Some agreements use a stepped approach: the parties first attempt informal resolution, then mediation, and finally arbitration or litigation if the earlier steps fail. The contract should also specify the governing law (which state’s law applies to interpret the agreement) and the venue where any proceedings will take place. A 3PL headquartered across the country may insist on their home jurisdiction, which means you’d need to travel to dispute a $500 billing error. Negotiate venue provisions that are practical for both sides.

Execution and Onboarding

Once both parties finalize the agreement, signatures are typically handled electronically. Federal law recognizes electronic signatures as legally equivalent to handwritten ones for commercial contracts.7National Credit Union Administration. Electronic Signatures in Global and National Commerce Act (E-Sign Act) Have legal counsel review the full agreement before you sign. Fulfillment contracts are operational documents, but the liability caps, indemnification provisions, and lien rights buried in them carry real financial consequences.

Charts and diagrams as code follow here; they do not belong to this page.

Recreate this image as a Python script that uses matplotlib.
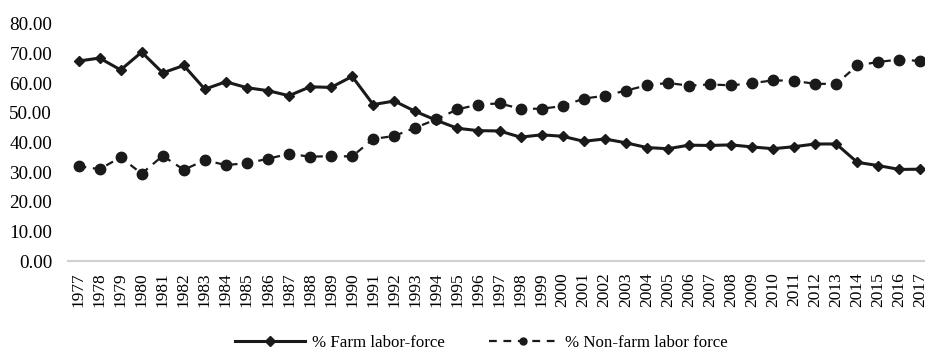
import matplotlib
matplotlib.use("Agg")
import matplotlib.pyplot as plt
import numpy as np

years = [str(y) for y in range(1977, 2018)]
farm = [67.5, 68.5, 64.5, 70.5, 63.5, 66.0, 58.0, 60.5, 58.5, 57.5, 55.8, 58.8, 58.6, 62.3,
        52.8, 54.0, 50.5, 47.5, 44.8, 44.0, 43.9, 41.8, 42.6, 42.1, 40.4, 41.2, 39.9, 38.3,
        37.9, 39.1, 39.0, 39.2, 38.5, 37.9, 38.6, 39.5, 39.5, 33.3, 32.2, 30.9, 31.0]
nonfarm = [32.0, 31.0, 35.0, 29.5, 35.5, 30.8, 34.0, 32.4, 33.0, 34.5, 36.2, 35.2, 35.4, 35.3,
           41.2, 42.2, 45.0, 47.8, 51.2, 52.8, 53.2, 51.4, 51.4, 52.3, 54.8, 55.8, 57.5, 59.3,
           60.1, 59.2, 59.6, 59.3, 60.0, 61.0, 60.8, 59.8, 59.8, 66.0, 67.2, 68.0, 67.5]
yticks = [0, 10, 20, 30, 40, 50, 60, 70, 80]

plt.rcParams['font.family'] = ['Liberation Serif', 'DejaVu Serif']

fig = plt.figure(figsize=(9.25, 3.51), dpi=100)
W, H = 925, 351
left, right, top, bottom = 68, 931, 24, 261
ax = fig.add_axes([left / W, 1 - bottom / H, (right - left) / W, (bottom - top) / H])

x = np.arange(len(years))
ax.plot(x, farm, color='#1a1a1a', lw=2.2, marker='D', markersize=5.5, label='% Farm labor-force')
ax.plot(x, nonfarm, color='#1a1a1a', lw=1.6, ls=(0, (3.5, 3)), marker='o', markersize=7.5,
        label='% Non-farm labor force')

ax.set_xlim(-0.5, len(years) - 0.5)
ax.set_ylim(0, 80)
ax.set_yticks(yticks)
ax.set_yticklabels([f"{v:.2f}" for v in yticks], fontsize=13.8)
ax.set_xticks(x)
ax.set_xticklabels(years, rotation=90, fontsize=12.5)
ax.tick_params(axis='x', length=0, pad=8)
ax.tick_params(axis='y', length=0, pad=11.5)
for s in ['top', 'right', 'left']:
    ax.spines[s].set_visible(False)
ax.spines['bottom'].set_color('#d0d0d0')
ax.spines['bottom'].set_linewidth(1.5)

leg = fig.legend(loc='center', bbox_to_anchor=(481.5 / W, 1 - 343 / H), ncol=2, frameon=False,
                 fontsize=12.2, handlelength=4.1, columnspacing=2.6, handletextpad=0.4)
for h in leg.legend_handles:
    h.set_markersize(5)

fig.savefig('out.png', dpi=100)
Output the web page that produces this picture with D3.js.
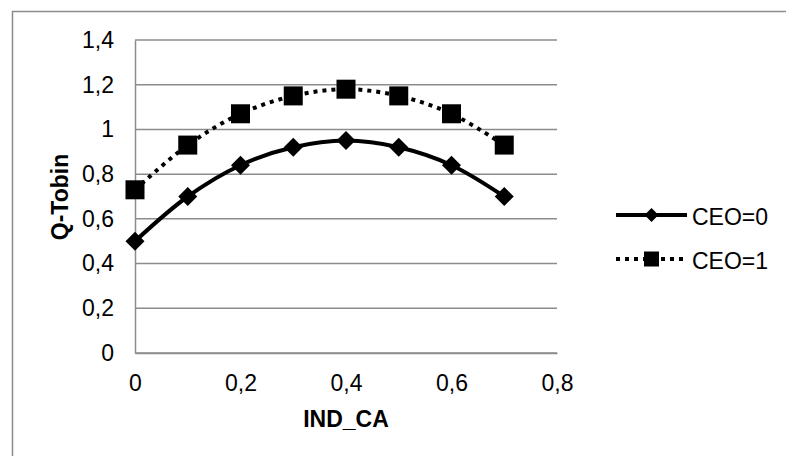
<!DOCTYPE html>
<html>
<head>
<meta charset="utf-8">
<script src="https://cdn.jsdelivr.net/npm/d3@7"></script>
<style>
  html, body { margin: 0; padding: 0; background: #fff; }
  svg { display: block; font-family: "Liberation Sans", Arial, sans-serif; }
</style>
</head>
<body>
<svg id="chart" width="786" height="456"></svg>
<script>
// Q-Tobin as a function of board independence, by CEO duality
const xValues = [0, 0.1, 0.2, 0.3, 0.4, 0.5, 0.6, 0.7];
const ceo0 = [0.5, 0.7, 0.84, 0.92, 0.95, 0.92, 0.84, 0.7];
const ceo1 = [0.73, 0.93, 1.07, 1.15, 1.18, 1.15, 1.07, 0.93];
const seriesNames = ["CEO=0", "CEO=1"];
const xTicks = [0, 0.2, 0.4, 0.6, 0.8];
const yTicks = [0, 0.2, 0.4, 0.6, 0.8, 1, 1.2, 1.4];
const xTitle = "IND_CA";
const yTitle = "Q-Tobin";

const FONT = 23;
const svg = d3.select("#chart");
const fmt = v => String(+v.toFixed(1)).replace(".", ",");

// outer chart frame
svg.append("rect")
  .attr("x", 12.5).attr("y", 11.5)
  .attr("width", 790).attr("height", 460)
  .attr("fill", "none").attr("stroke", "#8c8c8c").attr("stroke-width", 1.5);

const x = d3.scaleLinear().domain([0, 0.8]).range([135, 557]);
const y = d3.scaleLinear().domain([0, 1.4]).range([353, 40]);

// horizontal gridlines
svg.append("g")
  .selectAll("line").data(yTicks).join("line")
  .attr("x1", x(0)).attr("x2", x(0.8))
  .attr("y1", d => y(d)).attr("y2", d => y(d))
  .attr("stroke", "#8c8c8c").attr("stroke-width", 1.5);

// axes
const yAxis = svg.append("g")
  .attr("transform", `translate(${x(0)},0)`)
  .call(d3.axisLeft(y).tickValues(yTicks).tickFormat(fmt).tickSize(0).tickPadding(21));
const xAxis = svg.append("g")
  .attr("transform", `translate(0,${y(0)})`)
  .call(d3.axisBottom(x).tickValues(xTicks).tickFormat(fmt).tickSize(0).tickPadding(22));
[xAxis, yAxis].forEach(g => {
  g.attr("font-size", FONT).attr("font-family", "Liberation Sans, Arial, sans-serif");
  g.select(".domain").attr("stroke", "#8c8c8c").attr("stroke-width", 1.5);
  g.selectAll("text").attr("fill", "#000");
});

// axis titles
svg.append("text")
  .attr("x", 346).attr("y", 427)
  .attr("text-anchor", "middle")
  .attr("font-size", FONT).attr("font-weight", "bold")
  .text(xTitle);
svg.append("text")
  .attr("transform", "translate(68,197) rotate(-90)")
  .attr("text-anchor", "middle")
  .attr("font-size", FONT).attr("font-weight", "bold")
  .text(yTitle);

const line = d3.line()
  .x((d, i) => x(xValues[i]))
  .y(d => y(d))
  .curve(d3.curveCatmullRom.alpha(0.5));

const seriesStyle = [
  { data: ceo0, dash: null, marker: "diamond" },
  { data: ceo1, dash: "4,5", marker: "square" }
];

function drawMarker(g, type, cx, cy, s) {
  if (type === "diamond") {
    g.append("path")
      .attr("d", `M${cx},${cy - s}L${cx + s},${cy}L${cx},${cy + s}L${cx - s},${cy}Z`)
      .attr("fill", "#000");
  } else {
    g.append("rect")
      .attr("x", cx - s).attr("y", cy - s)
      .attr("width", 2 * s).attr("height", 2 * s)
      .attr("fill", "#000");
  }
}

seriesStyle.forEach(s => {
  svg.append("path")
    .datum(s.data)
    .attr("d", line)
    .attr("fill", "none")
    .attr("stroke", "#000")
    .attr("stroke-width", 4)
    .attr("stroke-dasharray", s.dash);
  const g = svg.append("g");
  s.data.forEach((v, i) => {
    drawMarker(g, s.marker, x(xValues[i]), y(v), s.marker === "diamond" ? 9.5 : 9.5);
  });
});

// legend
const legend = svg.append("g");
seriesStyle.forEach((s, i) => {
  const ly = 215 + i * 44;
  legend.append("line")
    .attr("x1", 616).attr("x2", 687)
    .attr("y1", ly).attr("y2", ly)
    .attr("stroke", "#000").attr("stroke-width", 4)
    .attr("stroke-dasharray", s.dash);
  drawMarker(legend, s.marker, 651.5, ly, s.marker === "diamond" ? 7 : 7.5);
  legend.append("text")
    .attr("x", 692).attr("y", ly + 10)
    .attr("font-size", FONT)
    .text(seriesNames[i]);
});
</script>
</body>
</html>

After execution, the focus shifts to technical integration. Your e-commerce platform needs to connect with the 3PL’s warehouse management system so that orders transmit automatically, inventory counts sync in real time, and tracking numbers push back to your customers. Most 3PLs support direct integrations with major platforms or connect through middleware.

The onboarding period usually includes a test inbound shipment to validate the receiving process. The 3PL counts and shelves your inventory, and you confirm that the physical counts match the digital inventory displayed on your sales channels. Discrepancies at this stage are much easier to resolve than after thousands of orders have shipped, so treat the test shipment as a real audit rather than a formality.